Highly dependent on EU markets, but mainly on Ireland
Northern Ireland’s openness to trade is not dissimilar to the rest of the UK. An indicator of trade openness, namely the ratio of a region’s total trade (in this case in goods) in relation to its own Gross Domestic Product, shows that Northern Ireland is fairly average, below England and Wales but above Scotland. The absolute numbers are not hugely different, (between 30-35% of GDP in 2014), although they are noticeably smaller for Scotland.
In light of this, the importance of international trade for the Northern Irish economy should not be underestimated.
But while Northern Ireland’s degree of trade openness is similar to that of the rest of the UK, its dependence on specific trade partners is different, in particular regarding the Republic of Ireland. Figure 2 shows Northern Ireland’s trade exposures (separately for exports and imports) with various groups of trade partners, compared to the rest of the UK.
We observe the following:
- As has been shown before, the UK as a whole relies on the EU for trade as much as it relies on the rest of the world.

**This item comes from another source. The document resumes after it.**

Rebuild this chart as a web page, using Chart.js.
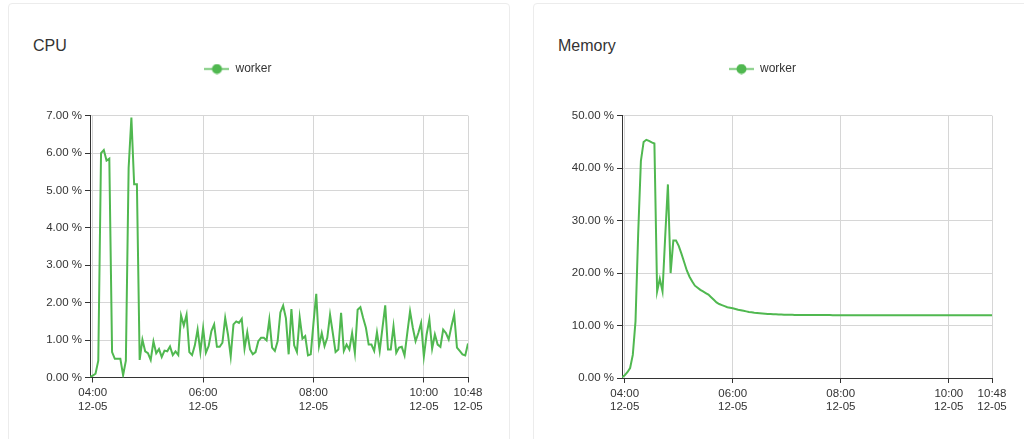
<!DOCTYPE html>
<html>
<head>
<meta charset="utf-8">
<title>CPU / Memory</title>
<script src="https://cdn.jsdelivr.net/npm/chart.js@4.4.1/dist/chart.umd.min.js"></script>
<style>
  html, body { margin: 0; padding: 0; background: #fff; width: 1024px; height: 439px; overflow: hidden; }
  .card { position: absolute; top: 3px; width: 502px; height: 470px; border: 1px solid #ececec; border-radius: 4px; box-sizing: border-box; }
  .card h3 { position: absolute; left: 24px; top: 33px; margin: 0; font: 400 16px "Liberation Sans", Arial, sans-serif; color: #333; }
  .plot { position: absolute; top: 3px; width: 502px; height: 436px; }
  #cpuCard, #cpuPlot { left: 8px; }
  #memCard, #memPlot { left: 533px; }
</style>
</head>
<body>

<div class="card" id="cpuCard"><h3>CPU</h3></div>
<div class="card" id="memCard"><h3>Memory</h3></div>
<div class="plot" id="cpuPlot"><canvas id="cpuChart"></canvas></div>
<div class="plot" id="memPlot"><canvas id="memChart"></canvas></div>

<script>
// =====================
// DATA
// =====================

const SERIES_NAME = "worker";
const DAY_LABEL = "12-05";
const START_TIME = "03:57";   // first sample
const STEP_MINUTES = 3;       // one sample every 3 minutes, last one 10:48
const X_TICKS = ["04:00", "06:00", "08:00", "10:00", "10:48"];

const CPU_TICKS_MAX = 7;
const MEM_TICKS_MAX = 50;

// CPU usage in %
const cpuValues = [
  0.02, 0.05, 0.1, 0.45, 6.0, 6.08, 5.8, 5.85, 0.68, 0.5,
  0.5, 0.5, 0.06, 0.45, 5.6, 6.95, 5.17, 5.17, 0.47, 1.01,
  0.7, 0.65, 0.47, 0.96, 0.65, 0.76, 0.55, 0.72, 0.7, 0.83,
  0.6, 0.7, 0.6, 1.66, 1.39, 1.68, 0.68, 0.6, 0.86, 1.28,
  0.68, 1.32,
  0.66, 0.84, 1.24, 1.42, 0.82, 0.82, 0.93, 1.59, 1.15, 0.56,
  1.42, 1.5, 1.46, 1.57, 0.77, 1.21, 0.75, 0.62, 0.68, 0.97,
  1.06, 1.06, 0.99, 1.55, 0.8, 0.71, 0.97, 1.74, 1.92, 1.59,
  0.62, 1.83, 0.86, 0.68, 1.61, 1.04, 1.11, 0.59, 0.62, 1.46,
  2.24, 0.84, 1.19, 0.84, 1.06, 1.68, 1.19, 0.68, 0.75, 1.73,
  0.71, 0.88, 0.75, 1.19, 0.66, 1.81, 1.88, 1.59, 1.33, 0.88,
  0.88, 0.71, 1.21, 0.71, 1.33, 1.93, 0.75, 0.75, 1.37, 0.66,
  0.8, 0.82, 0.59, 1.19, 1.77, 1.33, 0.97, 1.19, 1.46, 0.56,
  1.15, 1.55, 0.77, 1.15, 0.88, 0.82, 1.28, 1.19, 1.02, 1.37,
  1.68, 0.8, 0.71, 0.62, 0.59, 0.91
];

// Memory usage in %
const memValues = [
  0.13, 0.5, 1.1, 1.9, 4.4, 10.8, 27.7, 41.4, 45.0, 45.4,
  45.2, 44.9, 44.7, 16.5, 18.9, 16.5, 27.0, 36.9, 20.0, 26.2,
  26.2, 25.2, 23.7, 22.1, 20.5, 19.3, 18.4, 17.6, 17.2, 16.8,
  16.5, 16.2, 15.9, 15.4, 14.9, 14.4, 14.1, 13.9, 13.7, 13.5,
  13.4, 13.3, 13.15, 13.0, 12.9, 12.8, 12.7, 12.6, 12.52, 12.45,
  12.4, 12.35, 12.3, 12.26, 12.22, 12.19, 12.16, 12.13, 12.11, 12.09,
  12.07, 12.06, 12.05, 12.04, 12.03, 12.02, 12.02, 12.01, 12.01, 12.0,
  12.0, 12.0, 12.0, 11.99, 11.99, 11.99, 11.99, 11.99, 11.98, 11.98,
  11.98, 11.98, 11.98, 11.98, 11.97, 11.97, 11.97, 11.97, 11.97, 11.97,
  11.97, 11.97, 11.96, 11.96, 11.96, 11.96, 11.96, 11.96, 11.96, 11.96,
  11.96, 11.96, 11.96, 11.96, 11.95, 11.95, 11.95, 11.95, 11.95, 11.95,
  11.95, 11.95, 11.95, 11.95, 11.95, 11.95, 11.95, 11.95, 11.95, 11.95,
  11.95, 11.95, 11.95, 11.95, 11.95, 11.95, 11.95, 11.95, 11.95, 11.95,
  11.95, 11.95, 11.95, 11.95, 11.95, 11.95, 11.95, 11.95
];


// =====================
// HELPERS
// =====================

const GREEN = "#50b850";
const FONT = "'Liberation Sans', Arial, sans-serif";

function toMinutes(hhmm) {
  const [h, m] = hhmm.split(":").map(Number);
  return h * 60 + m;
}

function fmtTime(min) {
  const h = Math.floor(min / 60), m = Math.round(min % 60);
  return String(h).padStart(2, "0") + ":" + String(m).padStart(2, "0");
}

function toPoints(values) {
  const t0 = toMinutes(START_TIME);
  return values.map((v, i) => ({ x: t0 + i * STEP_MINUTES, y: v }));
}

// legend marker: short line with a dot on it
function makeMarker() {
  const c = document.createElement("canvas");
  c.width = 25;
  c.height = 11;
  const ctx = c.getContext("2d");
  ctx.strokeStyle = GREEN;
  ctx.lineWidth = 1.5;
  ctx.beginPath();
  ctx.moveTo(0, 5.5);
  ctx.lineTo(25, 5.5);
  ctx.stroke();
  ctx.fillStyle = GREEN;
  ctx.beginPath();
  ctx.arc(12.5, 5.5, 5, 0, Math.PI * 2);
  ctx.fill();
  return c;
}


// =====================
// CHART
// =====================

function buildChart(canvasId, values, yMax, yStep, area) {
  const first = toMinutes(START_TIME);
  const last = first + (values.length - 1) * STEP_MINUTES;
  const tickMinutes = X_TICKS.map(toMinutes);

  return new Chart(document.getElementById(canvasId), {
    type: "line",
    data: {
      datasets: [{
        label: SERIES_NAME,
        data: toPoints(values),
        borderColor: GREEN,
        backgroundColor: GREEN,
        borderWidth: 2,
        pointRadius: 0,
        tension: 0,
        fill: false
      }]
    },
    options: {
      responsive: true,
      maintainAspectRatio: false,
      animation: false,
      layout: { padding: { top: area.padTop, right: area.padRight, left: 0, bottom: 0 } },
      plugins: {
        tooltip: { enabled: false },
        legend: {
          position: "top",
          labels: {
            usePointStyle: true,
            pointStyle: makeMarker(),
            pointStyleWidth: 25,
            padding: 10,
            color: "#333",
            font: { family: FONT, size: 12 }
          }
        },
        // empty box used as a gap between legend and plot
        subtitle: {
          display: true,
          text: "",
          weight: 500,
          font: { size: 1 },
          padding: { top: 0, bottom: area.gap }
        }
      },
      scales: {
        x: {
          type: "linear",
          min: first,
          max: last,
          afterBuildTicks: s => { s.ticks = tickMinutes.map(v => ({ value: v })); },
          afterFit: s => { s.height = area.xHeight; },
          ticks: {
            autoSkip: false,
            maxRotation: 0,
            padding: 4,
            color: "#333",
            font: { family: FONT, size: 11.5, lineHeight: 1.15 },
            callback: v => [fmtTime(v), DAY_LABEL]
          },
          grid: { color: "#d6d6d6", tickColor: "#333", tickLength: 5 },
          border: { color: "#333", width: 1 }
        },
        y: {
          min: 0,
          max: yMax,
          afterFit: s => { s.width = area.yWidth; },
          ticks: {
            stepSize: yStep,
            padding: 3,
            color: "#333",
            font: { family: FONT, size: 11.5 },
            callback: v => v.toFixed(2) + " %"
          },
          grid: { color: "#d6d6d6", tickColor: "#333", tickLength: 5 },
          border: { color: "#333", width: 1 }
        }
      }
    }
  });
}

document.addEventListener("DOMContentLoaded", () => {
  buildChart("cpuChart", cpuValues, CPU_TICKS_MAX, 1,
    { padTop: 50, padRight: 42, gap: 29.5, yWidth: 82, xHeight: 61.5 });
  buildChart("memChart", memValues, MEM_TICKS_MAX, 10,
    { padTop: 50, padRight: 43, gap: 29.5, yWidth: 89, xHeight: 61 });
});
</script>
</body>
</html>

- However, out of the constituent countries, this pattern is only true for England and Wales. Northern Ireland trades mostly with the EU, and in particular with the Republic of Ireland. Two thirds of exports from the EU and about half of imports to the EU are traded with the Republic of Ireland. The economic integration with the Republic of Ireland has risen substantially since the Good Friday Agreement. Since then, there has been a significant increase in cross-border trade, which was mainly driven by the increase in exports from Northern Ireland to the Republic. This improved the Northern Irish trade balance. Ultimately, political stability and cross-border cooperation paid a significant economic “dividend”.
In light of this higher reliance on the Irish market, according to the ESRI Northern Ireland is more exposed to the impact of any trade barriers that might emerge as a consequence of Brexit.
Border issues and cross-border commuters
Beyond trade, the imposition of either soft or hard border controls will also affect flows of people and labour. After the UK formally leaves the EU, the border between Northern Ireland and the Republic of Ireland will become the only external land-border of the United Kingdom with an EU Member State. Arrangements for border crossings are still uncertain, but any restrictions on the currently-open border could have a major impact.
Eurostat estimates that there are 7600 cross-border commuters from Northern Ireland and 12 100 from the Republic of Ireland (in 2015). In relation to total employment these amount to 1% and 0.6% respectively. While Irish figures are below the EU28 average, the share of commuters from Northern Ireland is comparable to continental Europe, as shown in Figure 3 below. This is noteworthy, because figures for the UK as a whole show very low levels of cross-border commuting.
In fact, the Centre for Cross-Border Studies presents even higher estimates. According to their research, in 2010 between 23 000 to 33 000 people were cross-border workers living and working on different sides of the Irish land border. This figure has been cited by several reports on the economic consequences of Brexit for Northern Ireland.
This integration of labour markets is largely possible thanks to the Common Travel Area (CTA) between the UK and the Republic of Ireland. Brexit will redefine the CTA as an agreement between an EU Member State and an external country. While Ireland’s non-participation in Schengen suggests that it should be possible for the CTA to continue after the withdrawal from the EU, the maintenance of the arrangements will require the agreement of all other Member States. Even if unchanged, the CTA only guarantees free mobility for Irish and UK citizens, not foreign cross-border workers.
Additional issues that add to the complexity of outcomes refer to the withdrawal of benefits such as the EU Social Security Coordination, which may be another disincentive for cross-border communiting. Also, by establishing the right to have Irish citizenship for everyone born in Northern Ireland, the Good Friday Agreement puts Northern Ireland in a unique situation because it entitles any Northern Irish citizen to become an EU-citizen. The uncertainty that surrounds all these future arrangements raises important questions with regards to the trade and labour relationships that Northern Ireland will be able to sustain.
Cross-border interactions will also be influenced by exchange rates. While a sterling devaluation will be beneficial to price competitiveness for Northern Ireland, it will also translate into higher price of imported inputs. This erosion in real disposable income might encourage migrant EU-workers to move from Northern Ireland to the Republic.
Last but not least, as a net recipient for EU structural funds, Brexit will imply a loss of access for Northern Ireland to very beneficial development funding. In a previous blog post, Pia Hüttl and Jaume Martin Romero noted that the country “receives the second largest amount of EU funding in terms of percentage of regional GDP”. Access to Common Agriculture Policy funding in particular is crucial for the agri-food sector, which represents 5.5% of total employment and 3.2% of regional Gross Value Added. The high dependence of farms on direct payments has been documented by the Department of Agriculture and Rural Development.
But this is not only about economics…
The numbers above point to a Northern Irish economy whose trade relations deviate from those of the rest of the UK. Coupled with the fact that this is also the only UK region with a land border with another EU country, and different labour flow patterns this enables, Northern Ireland may stand more to lose from a bad arrangement with the EU. As Northern Ireland represents a small region in the UK (less than 3 per cent in population terms), it may struggle to exert pressure and wield influence in the upcoming negotiations.
However, given the very fragile political history of the region, it is only natural that political considerations should weigh in the discussion. As the Financial Times’ James Blitz summarised from the recent House of Lords report: “the Northern Ireland question must not be relegated to a mean bargaining chip in the tough negotiations that lie ahead between Britain and the EU”.